Task brief: Set down the material below in full, matching it exactly.
== == ==
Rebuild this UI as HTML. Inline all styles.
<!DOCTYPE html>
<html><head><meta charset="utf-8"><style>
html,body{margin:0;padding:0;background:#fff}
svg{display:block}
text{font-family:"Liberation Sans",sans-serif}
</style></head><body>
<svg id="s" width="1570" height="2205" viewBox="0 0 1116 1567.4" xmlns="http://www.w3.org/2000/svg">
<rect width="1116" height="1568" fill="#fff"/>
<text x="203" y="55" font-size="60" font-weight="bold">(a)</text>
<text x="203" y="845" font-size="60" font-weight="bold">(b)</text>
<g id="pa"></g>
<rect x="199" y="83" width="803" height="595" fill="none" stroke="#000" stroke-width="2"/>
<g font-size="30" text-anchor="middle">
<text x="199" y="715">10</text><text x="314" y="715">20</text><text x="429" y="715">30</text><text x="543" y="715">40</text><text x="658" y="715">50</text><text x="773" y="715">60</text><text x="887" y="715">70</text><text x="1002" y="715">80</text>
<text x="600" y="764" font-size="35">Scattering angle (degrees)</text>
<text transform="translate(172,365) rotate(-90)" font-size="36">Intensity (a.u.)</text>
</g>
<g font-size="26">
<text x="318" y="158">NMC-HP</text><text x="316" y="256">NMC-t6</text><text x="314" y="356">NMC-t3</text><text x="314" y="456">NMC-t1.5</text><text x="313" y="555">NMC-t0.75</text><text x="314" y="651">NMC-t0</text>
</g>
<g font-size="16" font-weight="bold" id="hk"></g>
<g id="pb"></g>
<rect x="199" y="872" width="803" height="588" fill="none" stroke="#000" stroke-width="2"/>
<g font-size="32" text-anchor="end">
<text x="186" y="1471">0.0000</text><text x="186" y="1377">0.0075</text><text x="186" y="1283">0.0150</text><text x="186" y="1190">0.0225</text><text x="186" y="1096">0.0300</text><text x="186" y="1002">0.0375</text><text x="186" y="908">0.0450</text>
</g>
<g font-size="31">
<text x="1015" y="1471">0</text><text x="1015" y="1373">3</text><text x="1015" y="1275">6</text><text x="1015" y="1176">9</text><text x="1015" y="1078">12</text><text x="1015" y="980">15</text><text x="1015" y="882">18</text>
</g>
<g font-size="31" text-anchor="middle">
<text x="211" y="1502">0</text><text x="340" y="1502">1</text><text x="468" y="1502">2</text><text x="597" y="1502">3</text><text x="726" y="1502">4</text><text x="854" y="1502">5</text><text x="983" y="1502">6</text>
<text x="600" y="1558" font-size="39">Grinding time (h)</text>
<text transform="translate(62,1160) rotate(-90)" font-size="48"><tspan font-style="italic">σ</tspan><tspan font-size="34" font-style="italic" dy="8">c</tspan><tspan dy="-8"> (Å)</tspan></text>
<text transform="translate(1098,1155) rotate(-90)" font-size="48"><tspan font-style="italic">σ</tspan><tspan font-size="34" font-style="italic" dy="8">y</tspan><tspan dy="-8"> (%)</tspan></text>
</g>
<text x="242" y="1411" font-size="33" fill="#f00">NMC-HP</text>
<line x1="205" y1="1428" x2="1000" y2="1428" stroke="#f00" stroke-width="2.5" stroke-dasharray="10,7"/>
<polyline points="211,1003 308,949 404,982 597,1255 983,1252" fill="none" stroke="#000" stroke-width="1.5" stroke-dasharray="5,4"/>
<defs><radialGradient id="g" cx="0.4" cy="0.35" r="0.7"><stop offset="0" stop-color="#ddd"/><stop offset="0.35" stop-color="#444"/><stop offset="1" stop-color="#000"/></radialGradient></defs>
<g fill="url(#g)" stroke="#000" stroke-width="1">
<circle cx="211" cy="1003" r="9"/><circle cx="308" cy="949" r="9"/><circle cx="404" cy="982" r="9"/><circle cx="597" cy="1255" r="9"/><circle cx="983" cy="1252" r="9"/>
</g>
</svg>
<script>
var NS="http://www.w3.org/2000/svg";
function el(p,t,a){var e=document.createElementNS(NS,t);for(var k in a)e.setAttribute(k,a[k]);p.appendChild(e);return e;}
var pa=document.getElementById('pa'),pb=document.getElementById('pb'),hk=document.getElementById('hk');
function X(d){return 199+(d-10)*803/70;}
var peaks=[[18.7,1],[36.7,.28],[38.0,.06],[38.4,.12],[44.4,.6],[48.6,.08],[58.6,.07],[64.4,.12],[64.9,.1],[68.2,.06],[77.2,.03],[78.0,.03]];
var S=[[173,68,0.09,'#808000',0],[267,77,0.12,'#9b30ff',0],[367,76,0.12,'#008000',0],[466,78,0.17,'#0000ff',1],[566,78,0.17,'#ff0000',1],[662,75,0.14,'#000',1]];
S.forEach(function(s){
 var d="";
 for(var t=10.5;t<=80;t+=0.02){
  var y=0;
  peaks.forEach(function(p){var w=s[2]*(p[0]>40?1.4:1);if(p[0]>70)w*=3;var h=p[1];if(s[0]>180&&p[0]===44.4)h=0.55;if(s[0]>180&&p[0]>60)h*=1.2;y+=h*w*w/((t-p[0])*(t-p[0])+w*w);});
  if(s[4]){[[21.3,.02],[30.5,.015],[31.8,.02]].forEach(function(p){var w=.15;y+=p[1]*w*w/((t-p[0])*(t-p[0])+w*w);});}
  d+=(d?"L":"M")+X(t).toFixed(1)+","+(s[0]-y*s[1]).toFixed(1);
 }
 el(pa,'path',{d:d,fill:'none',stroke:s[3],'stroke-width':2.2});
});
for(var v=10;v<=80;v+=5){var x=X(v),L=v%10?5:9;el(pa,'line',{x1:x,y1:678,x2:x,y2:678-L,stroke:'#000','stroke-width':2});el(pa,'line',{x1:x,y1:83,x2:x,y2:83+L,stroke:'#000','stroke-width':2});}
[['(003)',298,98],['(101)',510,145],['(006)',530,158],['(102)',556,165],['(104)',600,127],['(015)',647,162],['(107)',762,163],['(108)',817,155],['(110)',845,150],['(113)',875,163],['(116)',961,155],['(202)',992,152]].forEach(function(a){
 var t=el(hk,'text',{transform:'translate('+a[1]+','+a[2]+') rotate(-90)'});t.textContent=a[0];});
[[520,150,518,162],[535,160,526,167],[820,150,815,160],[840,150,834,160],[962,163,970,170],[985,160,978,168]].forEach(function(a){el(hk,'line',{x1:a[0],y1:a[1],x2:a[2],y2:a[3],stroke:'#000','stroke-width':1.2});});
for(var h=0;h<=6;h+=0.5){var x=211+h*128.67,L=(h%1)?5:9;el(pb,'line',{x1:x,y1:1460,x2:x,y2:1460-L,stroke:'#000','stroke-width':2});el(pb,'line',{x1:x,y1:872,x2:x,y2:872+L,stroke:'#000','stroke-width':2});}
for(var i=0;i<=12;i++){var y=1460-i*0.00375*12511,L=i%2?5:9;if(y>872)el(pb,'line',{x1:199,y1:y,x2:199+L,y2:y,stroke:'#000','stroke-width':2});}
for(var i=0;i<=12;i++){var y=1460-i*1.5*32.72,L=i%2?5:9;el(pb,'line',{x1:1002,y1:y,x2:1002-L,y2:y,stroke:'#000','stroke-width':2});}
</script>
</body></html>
== == ==
Task solution:
Rebuild this UI as HTML. Inline all styles.
<!DOCTYPE html>
<html><head><meta charset="utf-8"><style>
html,body{margin:0;padding:0;background:#fff}
svg{display:block}
text{font-family:"Liberation Sans",sans-serif}
</style></head><body>
<svg id="s" width="1570" height="2205" viewBox="0 0 1116 1567.4" xmlns="http://www.w3.org/2000/svg">
<rect width="1116" height="1568" fill="#fff"/>
<text x="203" y="55" font-size="60" font-weight="bold">(a)</text>
<text x="203" y="845" font-size="60" font-weight="bold">(b)</text>
<g id="pa"></g>
<rect x="199" y="83" width="803" height="595" fill="none" stroke="#000" stroke-width="2"/>
<g font-size="30" text-anchor="middle">
<text x="199" y="715">10</text><text x="314" y="715">20</text><text x="429" y="715">30</text><text x="543" y="715">40</text><text x="658" y="715">50</text><text x="773" y="715">60</text><text x="887" y="715">70</text><text x="1002" y="715">80</text>
<text x="600" y="764" font-size="35">Scattering angle (degrees)</text>
<text transform="translate(172,365) rotate(-90)" font-size="36">Intensity (a.u.)</text>
</g>
<g font-size="26">
<text x="318" y="158">NMC-HP</text><text x="316" y="256">NMC-t6</text><text x="314" y="356">NMC-t3</text><text x="314" y="456">NMC-t1.5</text><text x="313" y="555">NMC-t0.75</text><text x="314" y="651">NMC-t0</text>
</g>
<g font-size="16" font-weight="bold" id="hk"></g>
<g id="pb"></g>
<rect x="199" y="872" width="803" height="588" fill="none" stroke="#000" stroke-width="2"/>
<g font-size="32" text-anchor="end">
<text x="186" y="1471">0.0000</text><text x="186" y="1377">0.0075</text><text x="186" y="1283">0.0150</text><text x="186" y="1190">0.0225</text><text x="186" y="1096">0.0300</text><text x="186" y="1002">0.0375</text><text x="186" y="908">0.0450</text>
</g>
<g font-size="31">
<text x="1015" y="1471">0</text><text x="1015" y="1373">3</text><text x="1015" y="1275">6</text><text x="1015" y="1176">9</text><text x="1015" y="1078">12</text><text x="1015" y="980">15</text><text x="1015" y="882">18</text>
</g>
<g font-size="31" text-anchor="middle">
<text x="211" y="1502">0</text><text x="340" y="1502">1</text><text x="468" y="1502">2</text><text x="597" y="1502">3</text><text x="726" y="1502">4</text><text x="854" y="1502">5</text><text x="983" y="1502">6</text>
<text x="600" y="1558" font-size="39">Grinding time (h)</text>
<text transform="translate(62,1160) rotate(-90)" font-size="48"><tspan font-style="italic">σ</tspan><tspan font-size="34" font-style="italic" dy="8">c</tspan><tspan dy="-8"> (Å)</tspan></text>
<text transform="translate(1098,1155) rotate(-90)" font-size="48"><tspan font-style="italic">σ</tspan><tspan font-size="34" font-style="italic" dy="8">y</tspan><tspan dy="-8"> (%)</tspan></text>
</g>
<text x="242" y="1411" font-size="33" fill="#f00">NMC-HP</text>
<line x1="205" y1="1428" x2="1000" y2="1428" stroke="#f00" stroke-width="2.5" stroke-dasharray="10,7"/>
<polyline points="211,1003 308,949 404,982 597,1255 983,1252" fill="none" stroke="#000" stroke-width="1.5" stroke-dasharray="5,4"/>
<defs><radialGradient id="g" cx="0.4" cy="0.35" r="0.7"><stop offset="0" stop-color="#ddd"/><stop offset="0.35" stop-color="#444"/><stop offset="1" stop-color="#000"/></radialGradient></defs>
<g fill="url(#g)" stroke="#000" stroke-width="1">
<circle cx="211" cy="1003" r="9"/><circle cx="308" cy="949" r="9"/><circle cx="404" cy="982" r="9"/><circle cx="597" cy="1255" r="9"/><circle cx="983" cy="1252" r="9"/>
</g>
</svg>
<script>
var NS="http://www.w3.org/2000/svg";
function el(p,t,a){var e=document.createElementNS(NS,t);for(var k in a)e.setAttribute(k,a[k]);p.appendChild(e);return e;}
var pa=document.getElementById('pa'),pb=document.getElementById('pb'),hk=document.getElementById('hk');
function X(d){return 199+(d-10)*803/70;}
var peaks=[[18.7,1],[36.7,.28],[38.0,.06],[38.4,.12],[44.4,.6],[48.6,.08],[58.6,.07],[64.4,.12],[64.9,.1],[68.2,.06],[77.2,.03],[78.0,.03]];
var S=[[173,68,0.09,'#808000',0],[267,77,0.12,'#9b30ff',0],[367,76,0.12,'#008000',0],[466,78,0.17,'#0000ff',1],[566,78,0.17,'#ff0000',1],[662,75,0.14,'#000',1]];
S.forEach(function(s){
 var d="";
 for(var t=10.5;t<=80;t+=0.02){
  var y=0;
  peaks.forEach(function(p){var w=s[2]*(p[0]>40?1.4:1);if(p[0]>70)w*=3;var h=p[1];if(s[0]>180&&p[0]===44.4)h=0.55;if(s[0]>180&&p[0]>60)h*=1.2;y+=h*w*w/((t-p[0])*(t-p[0])+w*w);});
  if(s[4]){[[21.3,.02],[30.5,.015],[31.8,.02]].forEach(function(p){var w=.15;y+=p[1]*w*w/((t-p[0])*(t-p[0])+w*w);});}
  d+=(d?"L":"M")+X(t).toFixed(1)+","+(s[0]-y*s[1]).toFixed(1);
 }
 el(pa,'path',{d:d,fill:'none',stroke:s[3],'stroke-width':2.2});
});
for(var v=10;v<=80;v+=5){var x=X(v),L=v%10?5:9;el(pa,'line',{x1:x,y1:678,x2:x,y2:678-L,stroke:'#000','stroke-width':2});el(pa,'line',{x1:x,y1:83,x2:x,y2:83+L,stroke:'#000','stroke-width':2});}
[['(003)',298,98],['(101)',510,145],['(006)',530,158],['(102)',556,165],['(104)',600,127],['(015)',647,162],['(107)',762,163],['(108)',817,155],['(110)',845,150],['(113)',875,163],['(116)',961,155],['(202)',992,152]].forEach(function(a){
 var t=el(hk,'text',{transform:'translate('+a[1]+','+a[2]+') rotate(-90)'});t.textContent=a[0];});
[[520,150,518,162],[535,160,526,167],[820,150,815,160],[840,150,834,160],[962,163,970,170],[985,160,978,168]].forEach(function(a){el(hk,'line',{x1:a[0],y1:a[1],x2:a[2],y2:a[3],stroke:'#000','stroke-width':1.2});});
for(var h=0;h<=6;h+=0.5){var x=211+h*128.67,L=(h%1)?5:9;el(pb,'line',{x1:x,y1:1460,x2:x,y2:1460-L,stroke:'#000','stroke-width':2});el(pb,'line',{x1:x,y1:872,x2:x,y2:872+L,stroke:'#000','stroke-width':2});}
for(var i=0;i<=12;i++){var y=1460-i*0.00375*12511,L=i%2?5:9;if(y>872)el(pb,'line',{x1:199,y1:y,x2:199+L,y2:y,stroke:'#000','stroke-width':2});}
for(var i=0;i<=12;i++){var y=1460-i*1.5*32.72,L=i%2?5:9;el(pb,'line',{x1:1002,y1:y,x2:1002-L,y2:y,stroke:'#000','stroke-width':2});}
</script>
</body></html>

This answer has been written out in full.